Zhang’s view coincided with China’s booming private lending sector amid difficulties of small and mid-capital enterprises to raise funds. Numbers of online lending platforms sprung up to more than 2,000 in less than three years with a third of them shut down due to financial frauds and operational failures, industry data showed.
Zhang also emphasized the importance of market discipline, as he pointed out the placing of “an orderly exist mechanism for failed or risky financial institutions”, allowing reconstruction and bankruptcy to happen.
The attitude towards tightening rules over financial market behaviors was echoed by Jiang Yang, vice chairman of China Securities Regulatory Commission, at the forum. Jiang pointed out recent risks over assets mergers and acquisitions.

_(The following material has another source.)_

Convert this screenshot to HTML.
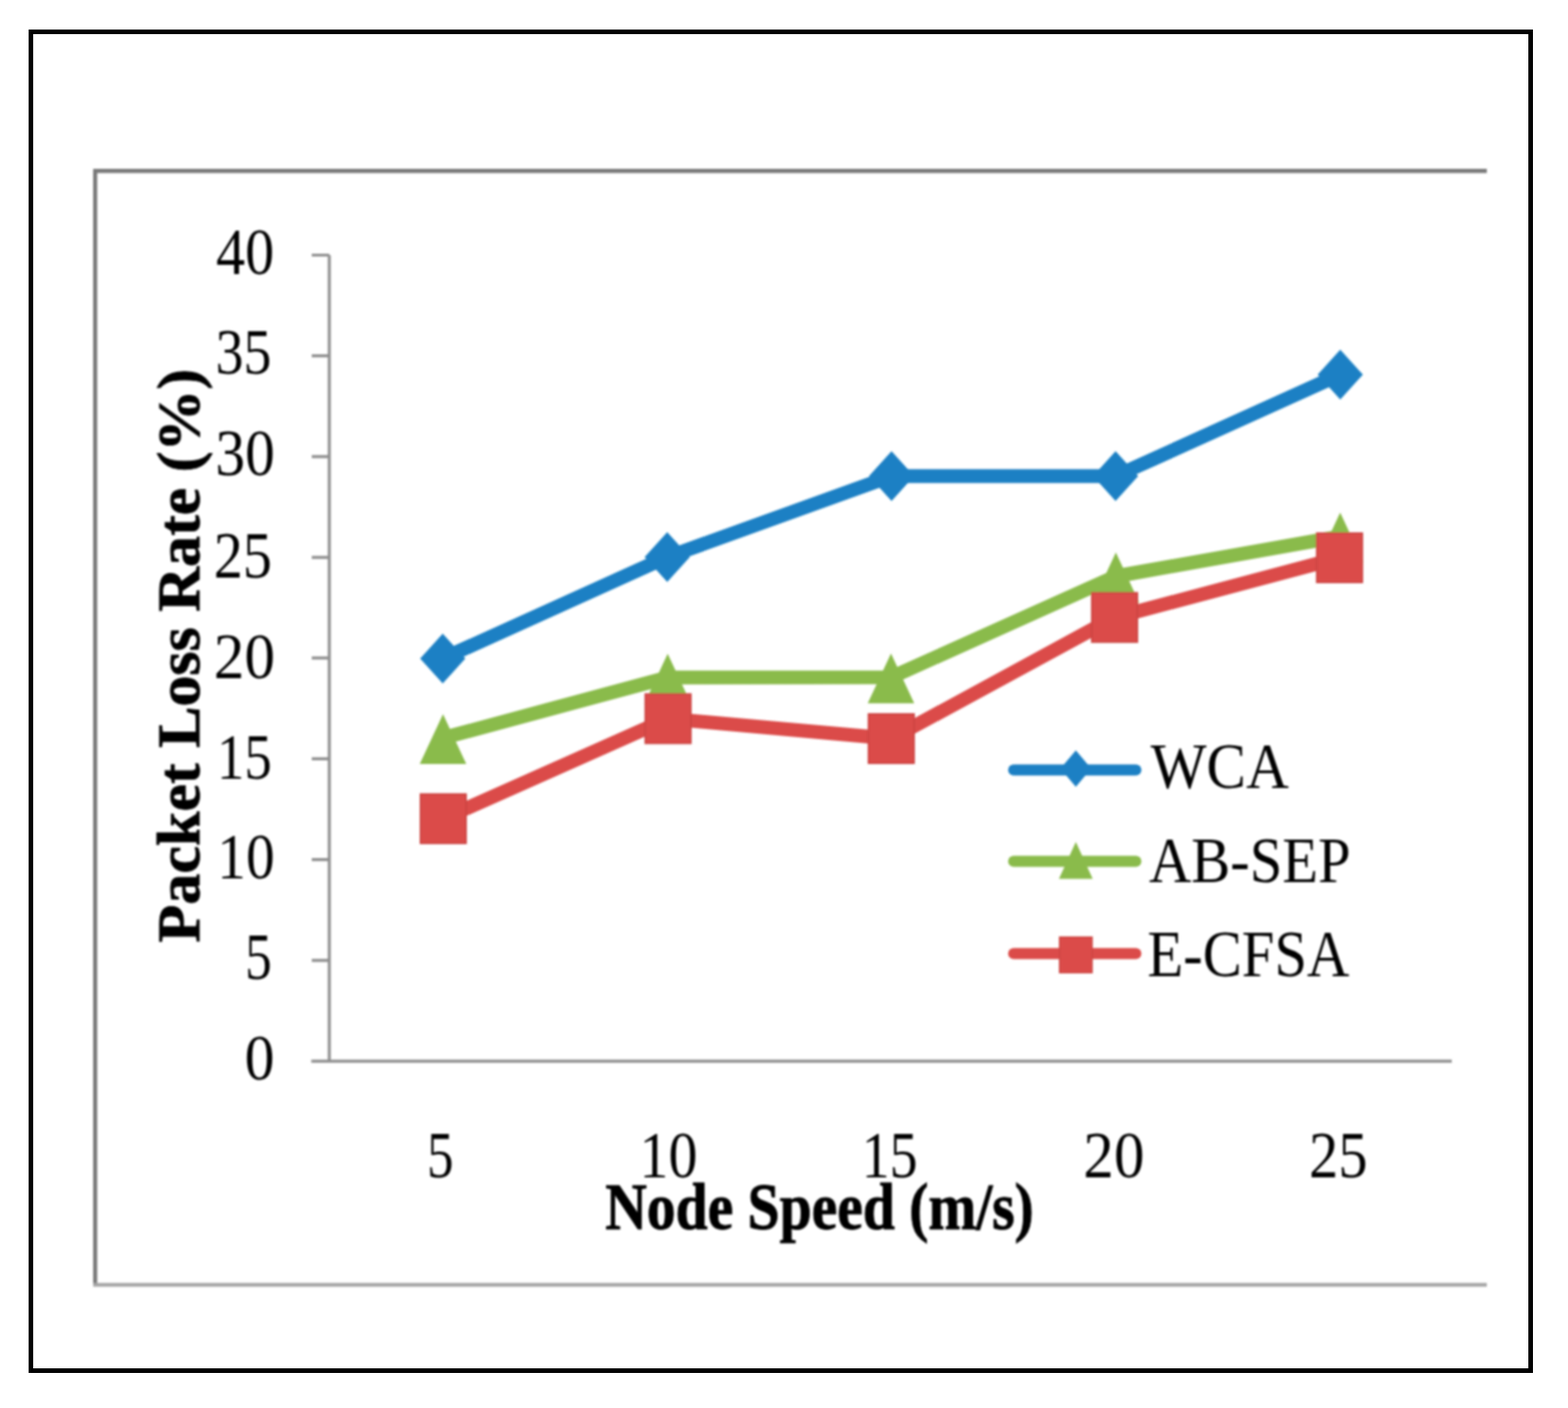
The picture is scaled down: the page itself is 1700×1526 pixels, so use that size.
<!DOCTYPE html>
<html>
<head>
<meta charset="utf-8">
<title>Packet Loss Rate vs Node Speed</title>
<style>
html,body{margin:0;padding:0;background:#fff;width:1700px;height:1526px;overflow:hidden;}
svg{display:block;}
.t{font-family:"Liberation Serif","Times New Roman",serif;font-size:66px;fill:#000;}
.b{font-weight:bold;stroke:#000;stroke-width:0.9px;}
</style>
</head>
<body>
<svg width="1700" height="1526" viewBox="0 0 1700 1526">
<defs><filter id="soft" x="0" y="0" width="1700" height="1526" filterUnits="userSpaceOnUse"><feGaussianBlur stdDeviation="0.9"/></filter></defs>
<rect x="0" y="0" width="1700" height="1526" fill="#fff"/>
<g filter="url(#soft)">
<path d="M1612,185.3 H103.2 V1391" fill="none" stroke="#787878" stroke-width="4.4"/>
<path d="M101,1392.4 H1612" fill="none" stroke="#a4a4a4" stroke-width="4"/>
<g stroke="#8e8e8e" stroke-width="3.2" fill="none">
<path d="M357,276.5 V1150"/>
<path d="M337.5,1150.2 H1574"/>
<path d="M338,1040.8 H357 M338,931.6 H357 M338,822.4 H357 M338,713.2 H357 M338,604.1 H357 M338,494.9 H357 M338,385.7 H357 M338,276.5 H357"/>
</g>
<text class="t" text-anchor="end" transform="translate(297.26,296.70) scale(0.9548,1.0744)">40</text>
<text class="t" text-anchor="end" transform="translate(294.15,405.20) scale(0.9167,1.0605)">35</text>
<text class="t" text-anchor="end" transform="translate(298.03,514.50) scale(0.9767,1.0767)">30</text>
<text class="t" text-anchor="end" transform="translate(294.87,626.30) scale(0.9567,1.0767)">25</text>
<text class="t" text-anchor="end" transform="translate(298.12,734.70) scale(1.0067,1.0651)">20</text>
<text class="t" text-anchor="end" transform="translate(294.70,843.50) scale(0.9000,1.0698)">15</text>
<text class="t" text-anchor="end" transform="translate(297.73,952.20) scale(0.9421,1.0581)">10</text>
<text class="t" text-anchor="end" transform="translate(294.63,1061.00) scale(0.8769,1.0791)">5</text>
<text class="t" text-anchor="end" transform="translate(297.64,1169.70) scale(0.9815,1.0628)">0</text>
<text class="t" text-anchor="middle" transform="translate(477.41,1275.70) scale(0.8704,1.0814)">5</text>
<text class="t" text-anchor="middle" transform="translate(724.67,1276.20) scale(0.9544,1.0930)">10</text>
<text class="t" text-anchor="middle" transform="translate(964.52,1276.20) scale(0.9193,1.0930)">15</text>
<text class="t" text-anchor="middle" transform="translate(1207.65,1276.00) scale(1.0017,1.1000)">20</text>
<text class="t" text-anchor="middle" transform="translate(1450.90,1276.00) scale(0.9600,1.0860)">25</text>
<text class="t" text-anchor="start" transform="translate(1247.40,854.44) scale(0.9739,1.0568)">WCA</text>
<text class="t" text-anchor="start" transform="translate(1245.74,955.50) scale(0.9607,1.0698)">AB-SEP</text>
<text class="t" text-anchor="start" transform="translate(1243.97,1058.00) scale(0.9631,1.0837)">E-CFSA</text>
<text class="t b" text-anchor="middle" transform="translate(888.57,1331.60) scale(0.9458,1.0767)">Node Speed (m/s)</text>
<text class="t b" text-anchor="middle" transform="translate(215.60,710.68) scale(0.9837,1.0185) rotate(-90)">Packet Loss Rate (%)</text>
<g fill="none" stroke-width="15" stroke-linejoin="round" stroke-linecap="round">
<polyline stroke="#1f80c4" points="480.0,713.7 723.4,603.7 966.6,516.0 1209.5,516.0 1453.1,405.9"/>
<polyline stroke="#8abb4c" points="480.3,799.8 723.9,734.2 966.0,734.1 1209.8,624.5 1453.0,581.3"/>
<polyline stroke="#db4b49" points="480.6,887.3 724.3,778.9 966.3,800.5 1208.4,669.2 1452.3,604.5"/>
</g>
<g fill="#1f80c4"><path d="M480.0,686.7 L504.5,713.7 L480.0,740.7 L455.5,713.7Z"/><path d="M723.4,576.7 L747.9,603.7 L723.4,630.7 L698.9,603.7Z"/><path d="M966.6,489.0 L991.1,516.0 L966.6,543.0 L942.1,516.0Z"/><path d="M1209.5,489.0 L1234.0,516.0 L1209.5,543.0 L1185.0,516.0Z"/><path d="M1453.1,378.9 L1477.6,405.9 L1453.1,432.9 L1428.6,405.9Z"/></g>
<g fill="#8abb4c"><path d="M480.3,774.0 L505.5,828.0 L455.1,828.0Z"/><path d="M723.9,708.4 L749.1,762.4 L698.7,762.4Z"/><path d="M966.0,708.3 L991.2,762.3 L940.8,762.3Z"/><path d="M1209.8,598.7 L1235.0,652.7 L1184.6,652.7Z"/><path d="M1453.0,555.5 L1478.2,609.5 L1427.8,609.5Z"/></g>
<g fill="#db4b49" stroke="#c94341" stroke-width="1.5"><rect x="455.8" y="860.5" width="49.6" height="53.6"/><rect x="699.5" y="752.1" width="49.6" height="53.6"/><rect x="941.5" y="773.7" width="49.6" height="53.6"/><rect x="1183.6" y="642.4" width="49.6" height="53.6"/><rect x="1427.5" y="577.7" width="49.6" height="53.6"/></g>
<g stroke-width="12" stroke-linecap="round">
<path d="M1099,834.4 H1231.5" stroke="#1f80c4"/>
<path d="M1099,933.6 H1231.5" stroke="#8abb4c"/>
<path d="M1099,1033.4 H1231.5" stroke="#db4b49"/>
</g>
<g fill="#1f80c4"><path d="M1166.4,813.2 L1183.1,833.0 L1166.4,852.8 L1149.7,833.0Z"/></g>
<g fill="#8abb4c"><path d="M1166.4,912.4 L1184.7,952.4 L1148.1,952.4Z"/></g>
<g fill="#db4b49" stroke="#c94341" stroke-width="1.2"><rect x="1148.7" y="1015.5" width="35.4" height="38.8"/></g>
</g>
<rect x="33.5" y="34.5" width="1626" height="1451" fill="none" stroke="#000" stroke-width="5"/>
</svg>
</body>
</html>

“What we should focus at present, is a solid capital market foundation composed by listed companies,” Jiang said. “Market shouldn’t allow sensational hype that push forward acquisitions. We will look closely on the spillover risks brought by certain financial products and stick to our bottom line in preventing systematic risks.”
While Guo Ligen, vice chairman of China Banking Securities Commission, eyed more on current distort trends in inclusive finance and called for value-added ideas on sustainable business models instead of simple donation or small capital loans.
The annual event started in 2008 is co-chaired by Shanghai municipal government and the four central financial regulators as a high-end discussion about recent moves of country’s financial opening-up. Country’s first insurance exchange was launched on the forum today.